_INFORMATION PROVIDED:_

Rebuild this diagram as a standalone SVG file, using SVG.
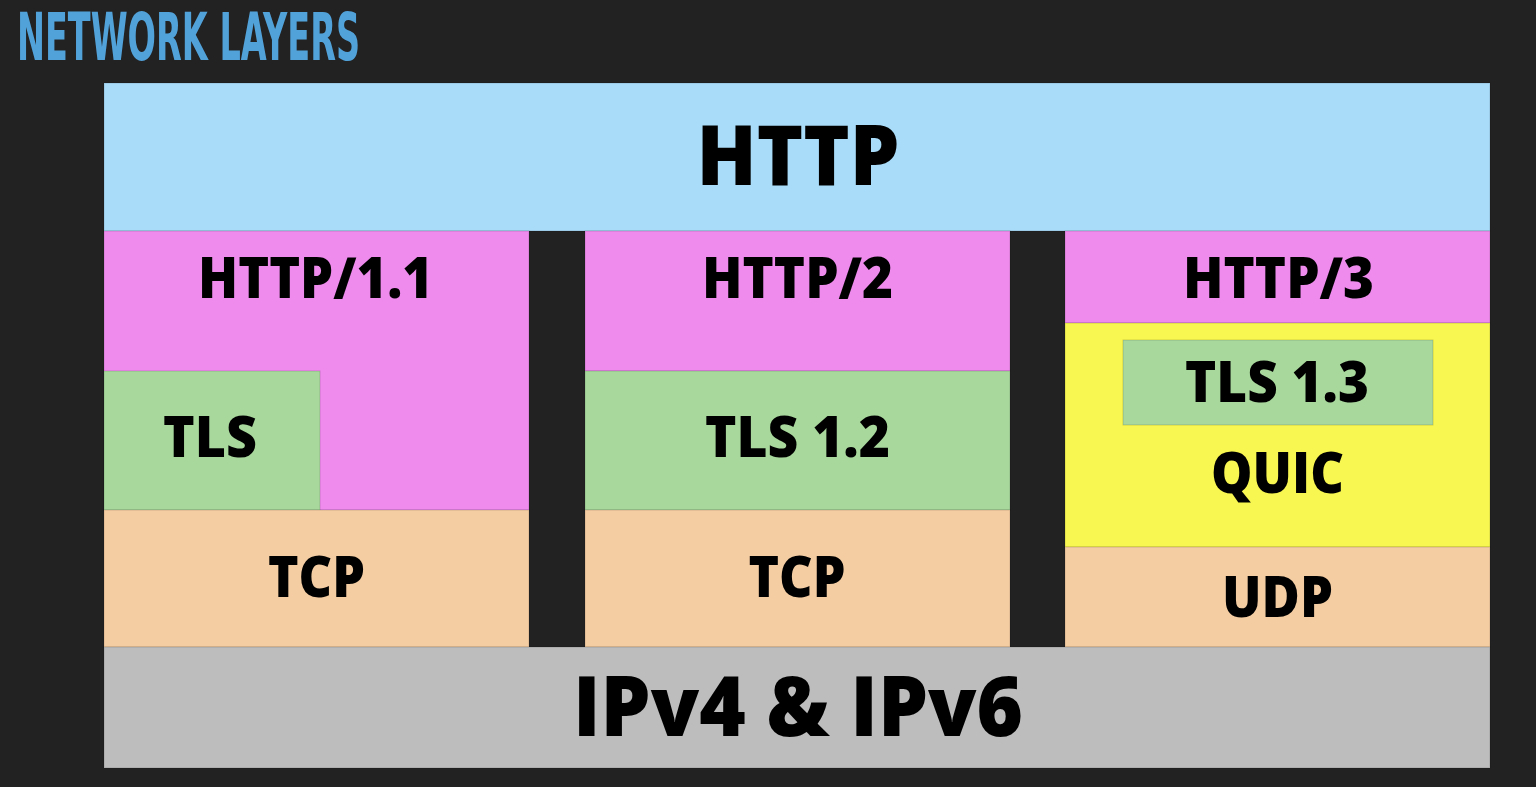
<svg xmlns="http://www.w3.org/2000/svg" width="1536" height="787" viewBox="0 0 1536 787">
<style>
.t{font-family:"Open Sans","Noto Sans","Liberation Sans",sans-serif;font-weight:800;fill:#000;text-anchor:middle}
.m{font-size:56px}
.b{font-size:84px}
.box{stroke:rgba(0,0,0,0.15);stroke-width:1}
.title{font-family:"Liberation Sans Narrow","DejaVu Sans Condensed","Liberation Sans",sans-serif;font-weight:bold;font-size:65px;fill:#52a2da}
</style>
<rect x="0" y="0" width="1536" height="787" fill="#222222"/>
<text class="title" x="17" y="60" textLength="343" lengthAdjust="spacingAndGlyphs">NETWORK LAYERS</text>
<g id="http">
<rect class="box" x="104" y="83" width="1386" height="148" fill="#a8dcf9"/>
<text class="t b" x="798" y="185" textLength="203" lengthAdjust="spacingAndGlyphs">HTTP</text>
</g>
<g id="http11">
<rect class="box" x="104" y="231" width="425" height="279" fill="#ee8bed"/>
<text class="t m" x="315.5" y="298" textLength="235" lengthAdjust="spacingAndGlyphs">HTTP/1.1</text>
</g>
<g id="tls">
<rect class="box" x="104" y="371" width="216" height="139" fill="#a8d89c"/>
<text class="t m" x="210" y="457" textLength="94" lengthAdjust="spacingAndGlyphs">TLS</text>
</g>
<g id="tcp1">
<rect class="box" x="104" y="510" width="425" height="137" fill="#f5cda3"/>
<text class="t m" x="316.5" y="597" textLength="97" lengthAdjust="spacingAndGlyphs">TCP</text>
</g>
<g id="http2">
<rect class="box" x="585" y="231" width="425" height="140" fill="#ee8bed"/>
<text class="t m" x="797.5" y="298" textLength="191" lengthAdjust="spacingAndGlyphs">HTTP/2</text>
</g>
<g id="tls12">
<rect class="box" x="585" y="371" width="425" height="139" fill="#a8d89c"/>
<text class="t m" x="797.5" y="457" textLength="185" lengthAdjust="spacingAndGlyphs">TLS 1.2</text>
</g>
<g id="tcp2">
<rect class="box" x="585" y="510" width="425" height="137" fill="#f5cda3"/>
<text class="t m" x="797" y="597" textLength="97" lengthAdjust="spacingAndGlyphs">TCP</text>
</g>
<g id="http3">
<rect class="box" x="1065" y="231" width="425" height="92" fill="#ee8bed"/>
<text class="t m" x="1278.5" y="298" textLength="191" lengthAdjust="spacingAndGlyphs">HTTP/3</text>
</g>
<g id="quic">
<rect class="box" x="1065" y="323" width="425" height="224" fill="#f8f650"/>
<text class="t m" x="1277.5" y="493" textLength="133" lengthAdjust="spacingAndGlyphs">QUIC</text>
</g>
<g id="tls13">
<rect class="box" x="1123" y="340" width="310" height="85" fill="#a8d89c"/>
<text class="t m" x="1277" y="402" textLength="184" lengthAdjust="spacingAndGlyphs">TLS 1.3</text>
</g>
<g id="udp">
<rect class="box" x="1065" y="547" width="425" height="100" fill="#f5cda3"/>
<text class="t m" x="1277.5" y="617" textLength="111" lengthAdjust="spacingAndGlyphs">UDP</text>
</g>
<g id="ip">
<rect class="box" x="104" y="647" width="1386" height="121" fill="#bdbdbd"/>
<text class="t b" x="798" y="736" textLength="450" lengthAdjust="spacingAndGlyphs">IPv4 &amp; IPv6</text>
</g>
<g id="connectors"></g>
</svg>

_WRITTEN EXERCISE:_ Using the data above, print every line exactly, omitting pictures.

_TASK RESULT:_
Rebuild this diagram as a standalone SVG file, using SVG.
<svg xmlns="http://www.w3.org/2000/svg" width="1536" height="787" viewBox="0 0 1536 787">
<style>
.t{font-family:"Open Sans","Noto Sans","Liberation Sans",sans-serif;font-weight:800;fill:#000;text-anchor:middle}
.m{font-size:56px}
.b{font-size:84px}
.box{stroke:rgba(0,0,0,0.15);stroke-width:1}
.title{font-family:"Liberation Sans Narrow","DejaVu Sans Condensed","Liberation Sans",sans-serif;font-weight:bold;font-size:65px;fill:#52a2da}
</style>
<rect x="0" y="0" width="1536" height="787" fill="#222222"/>
<text class="title" x="17" y="60" textLength="343" lengthAdjust="spacingAndGlyphs">NETWORK LAYERS</text>
<g id="http">
<rect class="box" x="104" y="83" width="1386" height="148" fill="#a8dcf9"/>
<text class="t b" x="798" y="185" textLength="203" lengthAdjust="spacingAndGlyphs">HTTP</text>
</g>
<g id="http11">
<rect class="box" x="104" y="231" width="425" height="279" fill="#ee8bed"/>
<text class="t m" x="315.5" y="298" textLength="235" lengthAdjust="spacingAndGlyphs">HTTP/1.1</text>
</g>
<g id="tls">
<rect class="box" x="104" y="371" width="216" height="139" fill="#a8d89c"/>
<text class="t m" x="210" y="457" textLength="94" lengthAdjust="spacingAndGlyphs">TLS</text>
</g>
<g id="tcp1">
<rect class="box" x="104" y="510" width="425" height="137" fill="#f5cda3"/>
<text class="t m" x="316.5" y="597" textLength="97" lengthAdjust="spacingAndGlyphs">TCP</text>
</g>
<g id="http2">
<rect class="box" x="585" y="231" width="425" height="140" fill="#ee8bed"/>
<text class="t m" x="797.5" y="298" textLength="191" lengthAdjust="spacingAndGlyphs">HTTP/2</text>
</g>
<g id="tls12">
<rect class="box" x="585" y="371" width="425" height="139" fill="#a8d89c"/>
<text class="t m" x="797.5" y="457" textLength="185" lengthAdjust="spacingAndGlyphs">TLS 1.2</text>
</g>
<g id="tcp2">
<rect class="box" x="585" y="510" width="425" height="137" fill="#f5cda3"/>
<text class="t m" x="797" y="597" textLength="97" lengthAdjust="spacingAndGlyphs">TCP</text>
</g>
<g id="http3">
<rect class="box" x="1065" y="231" width="425" height="92" fill="#ee8bed"/>
<text class="t m" x="1278.5" y="298" textLength="191" lengthAdjust="spacingAndGlyphs">HTTP/3</text>
</g>
<g id="quic">
<rect class="box" x="1065" y="323" width="425" height="224" fill="#f8f650"/>
<text class="t m" x="1277.5" y="493" textLength="133" lengthAdjust="spacingAndGlyphs">QUIC</text>
</g>
<g id="tls13">
<rect class="box" x="1123" y="340" width="310" height="85" fill="#a8d89c"/>
<text class="t m" x="1277" y="402" textLength="184" lengthAdjust="spacingAndGlyphs">TLS 1.3</text>
</g>
<g id="udp">
<rect class="box" x="1065" y="547" width="425" height="100" fill="#f5cda3"/>
<text class="t m" x="1277.5" y="617" textLength="111" lengthAdjust="spacingAndGlyphs">UDP</text>
</g>
<g id="ip">
<rect class="box" x="104" y="647" width="1386" height="121" fill="#bdbdbd"/>
<text class="t b" x="798" y="736" textLength="450" lengthAdjust="spacingAndGlyphs">IPv4 &amp; IPv6</text>
</g>
<g id="connectors"></g>
</svg>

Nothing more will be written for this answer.